Running Apache Hive on hServer

ScaleOut hServer can be used as an execution engine for Apache Hive. Apache Hive translates queries into a series of MapReduce jobs, which can then be configured to run on ScaleOut hServer. Running Apache Hive queries through ScaleOut hServer provides significant performance improvements by eliminating intermediate disk I/O for MapReduce and reusing JVMs. ScaleOut hServer is designed to accelerate query performance for datasets which can be processed in-memory.

ScaleOut hServer supports existing distributions of Apache Hive, so the only configuration change required is to configure Hadoop/Hive to use ScaleOut hServer as an execution engine.

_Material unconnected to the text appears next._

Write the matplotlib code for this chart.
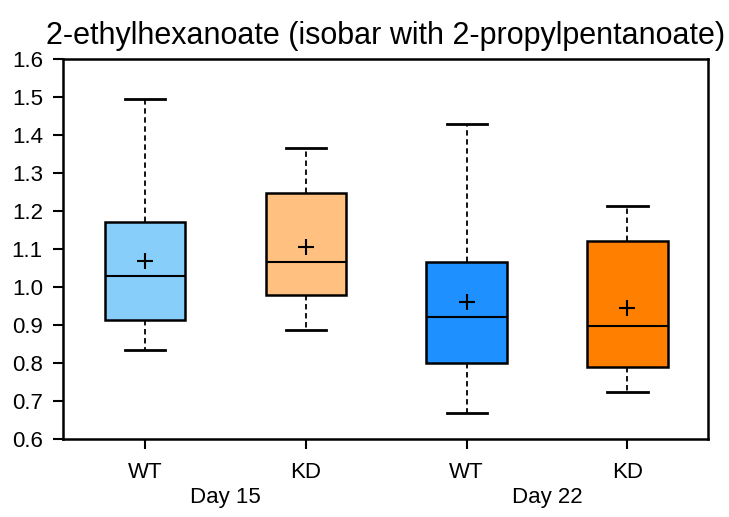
import matplotlib.pyplot as plt

plt.rcParams['font.family'] = ['Liberation Sans', 'DejaVu Sans']

# summary statistics
groups = ['WT', 'KD', 'WT', 'KD']
days = ['Day 15', 'Day 22']
whis_lo = [0.834, 0.886, 0.668, 0.723]
q1 = [0.912, 0.980, 0.800, 0.790]
medians = [1.028, 1.065, 0.920, 0.897]
means = [1.067, 1.104, 0.960, 0.944]
q3 = [1.170, 1.248, 1.065, 1.122]
whis_hi = [1.495, 1.366, 1.429, 1.214]
colors = ['#87CEFA', '#FFC080', '#1E90FF', '#FF8000']

stats = []
for i in range(len(groups)):
    stats.append(dict(med=medians[i], q1=q1[i], q3=q3[i], whislo=whis_lo[i],
                      whishi=whis_hi[i], mean=means[i], fliers=[]))

fig, ax = plt.subplots(figsize=(7.29, 5.17), dpi=100)
fig.subplots_adjust(left=0.0864, right=0.971, top=0.886, bottom=0.151)

positions = [1, 2, 3, 4]
bp = ax.bxp(stats, positions=positions, widths=0.5, showmeans=True,
            patch_artist=True, showfliers=False,
            boxprops=dict(edgecolor='black', linewidth=1.8),
            medianprops=dict(color='black', linewidth=1.5),
            whiskerprops=dict(color='black', linestyle=(0, (3, 2)), linewidth=1.3),
            capprops=dict(color='black', linewidth=2),
            meanprops=dict(marker='+', markeredgecolor='black', markersize=12,
                           markeredgewidth=1.5),
            capwidths=0.25)
for patch, c in zip(bp['boxes'], colors):
    patch.set_facecolor(c)

ax.set_xlim(0.49, 4.5)
ax.set_ylim(0.6, 1.6)
ax.set_yticks([0.6 + 0.1 * i for i in range(11)])
ax.set_yticklabels([f'{0.6 + 0.1 * i:.1f}' for i in range(11)])
ax.set_xticks(positions)
ax.set_xticklabels(groups)
ax.tick_params(axis='both', direction='out', length=7.5, width=1.5, labelsize=16)
ax.tick_params(axis='y', pad=7)
ax.tick_params(axis='x', pad=9)
for sp in ax.spines.values():
    sp.set_linewidth(1.8)

ax.text(1.5, -0.155, days[0], transform=ax.get_xaxis_transform(),
        ha='center', va='center', fontsize=16)
ax.text(3.5, -0.155, days[1], transform=ax.get_xaxis_transform(),
        ha='center', va='center', fontsize=16)

ax.set_title('2-ethylhexanoate (isobar with 2-propylpentanoate)', fontsize=22, pad=11)

plt.savefig('out.png', dpi=100)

Follow the below procedure to configure Hive to use ScaleOut hServer as the MapReduce execution engine:

  1. Install and configure ScaleOut hServer as described in Installation of the IMDG.
  2. Configure ScaleOut hServer to run as an execution engine for the YARN cluster, as described in Running existing Hadoop applications.
  3. Set the mapred.job.tracker configuration property to none.

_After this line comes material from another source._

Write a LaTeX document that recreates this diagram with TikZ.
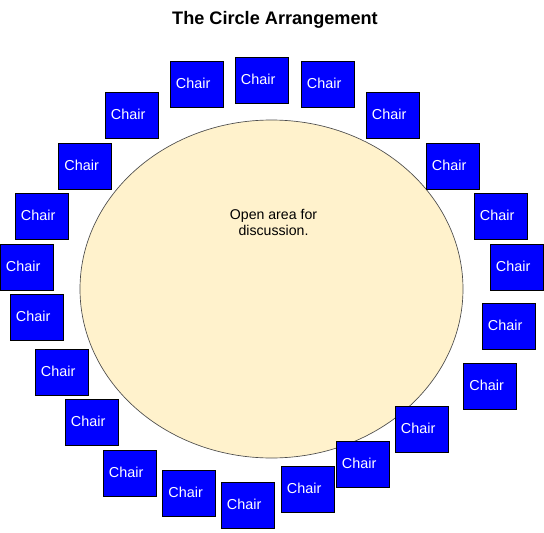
\documentclass[tikz,border=0pt]{standalone}
\usepackage{fontspec}
\setmainfont{Liberation Sans}
\usepackage{xcolor}
\usepackage{tikz}
\usetikzlibrary{shapes.geometric}
\definecolor{chairblue}{HTML}{0000FF}
\definecolor{areacream}{HTML}{FFF2CC}
\tikzstyle{chair} = [draw=black,line width=0.6pt,fill=chairblue,text=white,minimum width=39.75pt,minimum height=34.5pt,inner sep=0pt,font=\fontsize{10.8}{12}\selectfont]
\tikzstyle{area} = [ellipse,draw=black!70,line width=0.5pt,fill=areacream,minimum width=287.25pt,minimum height=253.5pt,inner sep=0pt]

\begin{document}
\begin{tikzpicture}[x=0.75pt,y=-0.75pt]
                \useasboundingbox (0,0) rectangle (544,533);
                \node[font=\bfseries\fontsize{13.6}{16}\selectfont] (title) at (275,19.5) {The Circle Arrangement};
                \node[area] (area) at (271.5,289) {};
                \node[align=center,font=\fontsize{10.6}{11.5}\selectfont] (areatext) at (273.5,222.5) {Open area for\\discussion.};
                % chairs round the open area
                \foreach \n/\x/\y in {1/261.5/80, 2/327.5/84, 3/392.5/115, 4/452.5/166, 5/500.5/216,
                        6/516.5/267, 7/508.5/326, 8/490/386, 9/421.5/429, 10/362.5/464.5, 11/307.5/489,
                        12/247.5/505, 13/189/493, 14/129.5/473, 15/91.5/422, 16/61.5/372, 17/36.5/317,
                        18/26.5/267, 19/41.5/216, 20/85/166, 21/131.5/115, 22/196.5/84}
                    \node[chair] (chair\n) at (\x,\y) {\raisebox{1.5pt}{Chair}\hspace*{5pt}};
            \end{tikzpicture}
\end{document}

The following example directs the Hive query to run using ScaleOut hServer:

$ hive --hiveconf mapreduce.framework.name=hserver-yarn \
    --hiveconf mapred.job.tracker=none \
    -e 'SELECT SUBSTR(sourceIP, 1, 12), SUM(adRevenue) FROM uservisits GROUP BY SUBSTR(sourceIP, 1, 12);'
[Note] Note

You can switch between ScaleOut hServer and standard YARN by setting the value of mapreduce.framework.name. This can be helpful for large queries which do not fit in memory and cannot run using ScaleOut hServer.

[Note] Note

Apache Hive installations configured to run with Apache Tez are not currently supported.